REQUIREMENTS: Return all of the data exactly as given.

RECORDS FOR PROCESSING:
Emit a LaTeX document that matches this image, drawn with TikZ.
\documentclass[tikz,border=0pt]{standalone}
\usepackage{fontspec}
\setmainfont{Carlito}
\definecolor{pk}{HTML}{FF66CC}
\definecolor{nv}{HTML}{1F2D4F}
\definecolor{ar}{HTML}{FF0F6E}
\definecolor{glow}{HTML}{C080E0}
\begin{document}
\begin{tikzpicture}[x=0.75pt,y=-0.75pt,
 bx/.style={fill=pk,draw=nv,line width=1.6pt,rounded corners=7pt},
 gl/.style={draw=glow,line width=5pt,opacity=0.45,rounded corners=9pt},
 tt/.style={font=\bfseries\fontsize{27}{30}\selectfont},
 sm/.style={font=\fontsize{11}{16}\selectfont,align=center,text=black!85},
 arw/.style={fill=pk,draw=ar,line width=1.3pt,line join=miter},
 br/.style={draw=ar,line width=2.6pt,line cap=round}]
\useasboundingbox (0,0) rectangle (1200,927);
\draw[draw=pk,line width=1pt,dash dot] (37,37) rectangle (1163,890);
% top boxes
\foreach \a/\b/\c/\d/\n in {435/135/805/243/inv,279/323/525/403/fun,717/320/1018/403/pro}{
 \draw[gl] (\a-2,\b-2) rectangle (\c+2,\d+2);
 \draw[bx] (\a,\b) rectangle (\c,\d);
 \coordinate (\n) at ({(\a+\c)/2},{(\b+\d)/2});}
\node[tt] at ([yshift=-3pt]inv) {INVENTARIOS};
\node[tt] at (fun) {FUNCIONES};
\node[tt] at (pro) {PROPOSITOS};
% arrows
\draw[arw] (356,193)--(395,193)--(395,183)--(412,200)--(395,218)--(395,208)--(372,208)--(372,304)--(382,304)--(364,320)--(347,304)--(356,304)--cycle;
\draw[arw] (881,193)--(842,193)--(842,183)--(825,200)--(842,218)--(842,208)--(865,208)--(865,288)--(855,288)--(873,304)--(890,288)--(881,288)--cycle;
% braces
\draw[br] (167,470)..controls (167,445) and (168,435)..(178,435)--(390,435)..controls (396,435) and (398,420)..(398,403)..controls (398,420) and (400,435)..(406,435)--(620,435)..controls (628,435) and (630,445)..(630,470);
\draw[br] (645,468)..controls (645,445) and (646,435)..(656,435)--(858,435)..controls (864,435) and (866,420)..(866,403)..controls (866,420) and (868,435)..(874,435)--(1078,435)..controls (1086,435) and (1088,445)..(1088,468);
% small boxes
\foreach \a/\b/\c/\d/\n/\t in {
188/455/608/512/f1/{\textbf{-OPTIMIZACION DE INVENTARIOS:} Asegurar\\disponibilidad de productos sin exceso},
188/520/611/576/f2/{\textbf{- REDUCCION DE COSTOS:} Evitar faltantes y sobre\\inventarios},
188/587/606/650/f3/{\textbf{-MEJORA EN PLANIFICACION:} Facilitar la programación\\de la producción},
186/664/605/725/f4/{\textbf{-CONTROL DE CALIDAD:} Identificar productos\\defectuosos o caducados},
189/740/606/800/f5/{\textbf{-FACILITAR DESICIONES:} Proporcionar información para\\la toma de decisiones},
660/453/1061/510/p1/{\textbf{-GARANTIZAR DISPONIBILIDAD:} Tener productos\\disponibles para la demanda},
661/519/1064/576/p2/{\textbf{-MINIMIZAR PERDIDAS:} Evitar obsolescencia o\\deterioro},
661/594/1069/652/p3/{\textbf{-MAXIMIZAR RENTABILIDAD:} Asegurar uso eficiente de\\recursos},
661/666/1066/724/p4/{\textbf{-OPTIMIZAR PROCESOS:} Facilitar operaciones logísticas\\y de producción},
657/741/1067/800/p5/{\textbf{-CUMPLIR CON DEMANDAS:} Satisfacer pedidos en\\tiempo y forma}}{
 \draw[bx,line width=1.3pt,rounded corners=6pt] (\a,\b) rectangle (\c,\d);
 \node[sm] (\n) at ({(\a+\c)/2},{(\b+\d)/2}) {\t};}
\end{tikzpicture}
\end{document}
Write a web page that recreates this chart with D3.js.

EXPECTED OUTPUT:
Emit a LaTeX document that matches this image, drawn with TikZ.
\documentclass[tikz,border=0pt]{standalone}
\usepackage{fontspec}
\setmainfont{Carlito}
\definecolor{pk}{HTML}{FF66CC}
\definecolor{nv}{HTML}{1F2D4F}
\definecolor{ar}{HTML}{FF0F6E}
\definecolor{glow}{HTML}{C080E0}
\begin{document}
\begin{tikzpicture}[x=0.75pt,y=-0.75pt,
 bx/.style={fill=pk,draw=nv,line width=1.6pt,rounded corners=7pt},
 gl/.style={draw=glow,line width=5pt,opacity=0.45,rounded corners=9pt},
 tt/.style={font=\bfseries\fontsize{27}{30}\selectfont},
 sm/.style={font=\fontsize{11}{16}\selectfont,align=center,text=black!85},
 arw/.style={fill=pk,draw=ar,line width=1.3pt,line join=miter},
 br/.style={draw=ar,line width=2.6pt,line cap=round}]
\useasboundingbox (0,0) rectangle (1200,927);
\draw[draw=pk,line width=1pt,dash dot] (37,37) rectangle (1163,890);
% top boxes
\foreach \a/\b/\c/\d/\n in {435/135/805/243/inv,279/323/525/403/fun,717/320/1018/403/pro}{
 \draw[gl] (\a-2,\b-2) rectangle (\c+2,\d+2);
 \draw[bx] (\a,\b) rectangle (\c,\d);
 \coordinate (\n) at ({(\a+\c)/2},{(\b+\d)/2});}
\node[tt] at ([yshift=-3pt]inv) {INVENTARIOS};
\node[tt] at (fun) {FUNCIONES};
\node[tt] at (pro) {PROPOSITOS};
% arrows
\draw[arw] (356,193)--(395,193)--(395,183)--(412,200)--(395,218)--(395,208)--(372,208)--(372,304)--(382,304)--(364,320)--(347,304)--(356,304)--cycle;
\draw[arw] (881,193)--(842,193)--(842,183)--(825,200)--(842,218)--(842,208)--(865,208)--(865,288)--(855,288)--(873,304)--(890,288)--(881,288)--cycle;
% braces
\draw[br] (167,470)..controls (167,445) and (168,435)..(178,435)--(390,435)..controls (396,435) and (398,420)..(398,403)..controls (398,420) and (400,435)..(406,435)--(620,435)..controls (628,435) and (630,445)..(630,470);
\draw[br] (645,468)..controls (645,445) and (646,435)..(656,435)--(858,435)..controls (864,435) and (866,420)..(866,403)..controls (866,420) and (868,435)..(874,435)--(1078,435)..controls (1086,435) and (1088,445)..(1088,468);
% small boxes
\foreach \a/\b/\c/\d/\n/\t in {
188/455/608/512/f1/{\textbf{-OPTIMIZACION DE INVENTARIOS:} Asegurar\\disponibilidad de productos sin exceso},
188/520/611/576/f2/{\textbf{- REDUCCION DE COSTOS:} Evitar faltantes y sobre\\inventarios},
188/587/606/650/f3/{\textbf{-MEJORA EN PLANIFICACION:} Facilitar la programación\\de la producción},
186/664/605/725/f4/{\textbf{-CONTROL DE CALIDAD:} Identificar productos\\defectuosos o caducados},
189/740/606/800/f5/{\textbf{-FACILITAR DESICIONES:} Proporcionar información para\\la toma de decisiones},
660/453/1061/510/p1/{\textbf{-GARANTIZAR DISPONIBILIDAD:} Tener productos\\disponibles para la demanda},
661/519/1064/576/p2/{\textbf{-MINIMIZAR PERDIDAS:} Evitar obsolescencia o\\deterioro},
661/594/1069/652/p3/{\textbf{-MAXIMIZAR RENTABILIDAD:} Asegurar uso eficiente de\\recursos},
661/666/1066/724/p4/{\textbf{-OPTIMIZAR PROCESOS:} Facilitar operaciones logísticas\\y de producción},
657/741/1067/800/p5/{\textbf{-CUMPLIR CON DEMANDAS:} Satisfacer pedidos en\\tiempo y forma}}{
 \draw[bx,line width=1.3pt,rounded corners=6pt] (\a,\b) rectangle (\c,\d);
 \node[sm] (\n) at ({(\a+\c)/2},{(\b+\d)/2}) {\t};}
\end{tikzpicture}
\end{document}
Write a web page that recreates this chart with D3.js.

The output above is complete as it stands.